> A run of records
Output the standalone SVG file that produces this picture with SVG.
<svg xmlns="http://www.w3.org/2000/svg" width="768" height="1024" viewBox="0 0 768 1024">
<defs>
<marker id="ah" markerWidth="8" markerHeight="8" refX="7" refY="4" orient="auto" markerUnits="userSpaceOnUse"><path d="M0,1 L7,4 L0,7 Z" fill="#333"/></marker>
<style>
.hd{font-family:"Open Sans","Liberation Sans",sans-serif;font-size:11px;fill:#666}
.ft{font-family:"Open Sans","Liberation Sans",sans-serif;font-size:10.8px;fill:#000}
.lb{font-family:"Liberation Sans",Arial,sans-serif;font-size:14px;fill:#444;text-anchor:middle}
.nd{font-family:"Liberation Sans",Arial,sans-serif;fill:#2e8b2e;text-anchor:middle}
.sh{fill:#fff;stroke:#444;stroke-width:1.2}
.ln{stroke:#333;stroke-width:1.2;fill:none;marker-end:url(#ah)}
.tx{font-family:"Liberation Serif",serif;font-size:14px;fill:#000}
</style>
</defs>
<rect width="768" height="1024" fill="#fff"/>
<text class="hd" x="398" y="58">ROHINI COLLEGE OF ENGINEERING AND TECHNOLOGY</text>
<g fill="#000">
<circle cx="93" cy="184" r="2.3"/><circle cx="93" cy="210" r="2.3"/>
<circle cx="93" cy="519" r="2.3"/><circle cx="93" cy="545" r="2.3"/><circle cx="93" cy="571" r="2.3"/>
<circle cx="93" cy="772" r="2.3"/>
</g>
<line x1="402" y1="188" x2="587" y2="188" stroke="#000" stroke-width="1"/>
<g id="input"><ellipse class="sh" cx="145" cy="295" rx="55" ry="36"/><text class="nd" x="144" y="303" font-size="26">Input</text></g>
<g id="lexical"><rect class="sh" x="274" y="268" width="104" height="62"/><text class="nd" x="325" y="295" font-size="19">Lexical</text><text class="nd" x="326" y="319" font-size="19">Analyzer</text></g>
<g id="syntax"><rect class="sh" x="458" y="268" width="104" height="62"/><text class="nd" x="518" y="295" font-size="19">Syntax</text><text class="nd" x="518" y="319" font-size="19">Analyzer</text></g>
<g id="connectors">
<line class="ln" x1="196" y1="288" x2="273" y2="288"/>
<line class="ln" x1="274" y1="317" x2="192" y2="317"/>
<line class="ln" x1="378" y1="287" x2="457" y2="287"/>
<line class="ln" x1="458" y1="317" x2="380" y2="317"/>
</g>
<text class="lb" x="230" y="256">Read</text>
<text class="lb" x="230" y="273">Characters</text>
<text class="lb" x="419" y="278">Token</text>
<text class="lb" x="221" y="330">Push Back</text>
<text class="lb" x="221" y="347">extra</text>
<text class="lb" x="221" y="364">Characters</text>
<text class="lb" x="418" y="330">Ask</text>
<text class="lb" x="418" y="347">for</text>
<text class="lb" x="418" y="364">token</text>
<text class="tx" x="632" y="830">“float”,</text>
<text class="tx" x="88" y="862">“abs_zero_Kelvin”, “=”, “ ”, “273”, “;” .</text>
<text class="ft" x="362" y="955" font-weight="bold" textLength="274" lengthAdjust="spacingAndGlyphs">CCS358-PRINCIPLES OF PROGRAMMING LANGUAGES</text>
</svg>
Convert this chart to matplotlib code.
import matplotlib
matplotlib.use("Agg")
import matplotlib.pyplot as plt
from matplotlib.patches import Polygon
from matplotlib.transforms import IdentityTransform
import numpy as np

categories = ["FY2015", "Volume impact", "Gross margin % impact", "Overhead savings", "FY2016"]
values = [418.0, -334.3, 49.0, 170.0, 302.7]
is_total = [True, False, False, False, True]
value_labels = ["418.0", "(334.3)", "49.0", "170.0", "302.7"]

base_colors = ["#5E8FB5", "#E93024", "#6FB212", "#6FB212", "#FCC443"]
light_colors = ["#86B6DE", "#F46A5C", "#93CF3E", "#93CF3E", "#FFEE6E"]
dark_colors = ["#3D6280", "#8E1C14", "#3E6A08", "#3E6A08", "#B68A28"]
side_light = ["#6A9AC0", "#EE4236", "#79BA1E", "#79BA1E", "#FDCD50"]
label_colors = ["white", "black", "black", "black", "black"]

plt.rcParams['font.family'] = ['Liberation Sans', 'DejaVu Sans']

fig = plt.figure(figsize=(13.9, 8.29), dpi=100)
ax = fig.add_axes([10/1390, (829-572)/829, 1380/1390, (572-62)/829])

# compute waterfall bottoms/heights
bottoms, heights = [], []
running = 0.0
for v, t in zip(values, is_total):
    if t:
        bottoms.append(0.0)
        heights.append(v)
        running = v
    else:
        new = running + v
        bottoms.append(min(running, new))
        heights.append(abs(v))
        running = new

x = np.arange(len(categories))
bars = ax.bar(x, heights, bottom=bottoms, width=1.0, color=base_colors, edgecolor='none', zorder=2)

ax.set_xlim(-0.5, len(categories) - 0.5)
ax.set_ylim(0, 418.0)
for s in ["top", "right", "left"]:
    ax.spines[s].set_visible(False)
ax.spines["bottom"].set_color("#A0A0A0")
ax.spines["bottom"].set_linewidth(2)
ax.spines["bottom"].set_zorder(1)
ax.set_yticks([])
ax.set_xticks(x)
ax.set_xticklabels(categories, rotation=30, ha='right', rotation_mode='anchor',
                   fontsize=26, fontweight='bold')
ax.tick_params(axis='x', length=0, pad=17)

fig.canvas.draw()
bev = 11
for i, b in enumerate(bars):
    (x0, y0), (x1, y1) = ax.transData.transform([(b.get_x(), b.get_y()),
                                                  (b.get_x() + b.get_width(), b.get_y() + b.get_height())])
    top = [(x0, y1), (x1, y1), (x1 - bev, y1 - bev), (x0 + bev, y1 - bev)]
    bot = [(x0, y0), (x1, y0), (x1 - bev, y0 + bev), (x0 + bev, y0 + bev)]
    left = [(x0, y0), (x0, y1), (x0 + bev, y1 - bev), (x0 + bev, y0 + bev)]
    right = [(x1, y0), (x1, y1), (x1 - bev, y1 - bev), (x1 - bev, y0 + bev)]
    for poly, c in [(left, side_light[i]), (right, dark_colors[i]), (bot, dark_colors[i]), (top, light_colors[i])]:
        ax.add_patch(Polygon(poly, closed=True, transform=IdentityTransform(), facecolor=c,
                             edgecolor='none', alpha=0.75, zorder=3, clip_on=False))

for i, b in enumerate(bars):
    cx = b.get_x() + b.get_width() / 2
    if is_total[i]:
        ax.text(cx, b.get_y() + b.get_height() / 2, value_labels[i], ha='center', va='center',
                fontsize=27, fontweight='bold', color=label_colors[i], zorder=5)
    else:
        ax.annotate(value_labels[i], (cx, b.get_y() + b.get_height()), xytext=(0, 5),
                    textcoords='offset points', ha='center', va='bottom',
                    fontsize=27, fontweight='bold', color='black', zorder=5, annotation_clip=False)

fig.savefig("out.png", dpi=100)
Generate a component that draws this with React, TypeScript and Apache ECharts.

> Written problem
Identify the lines of the data that contain the word "this". Copy each of them.

> Correct output
Output the standalone SVG file that produces this picture with SVG.
Convert this chart to matplotlib code.
Generate a component that draws this with React, TypeScript and Apache ECharts.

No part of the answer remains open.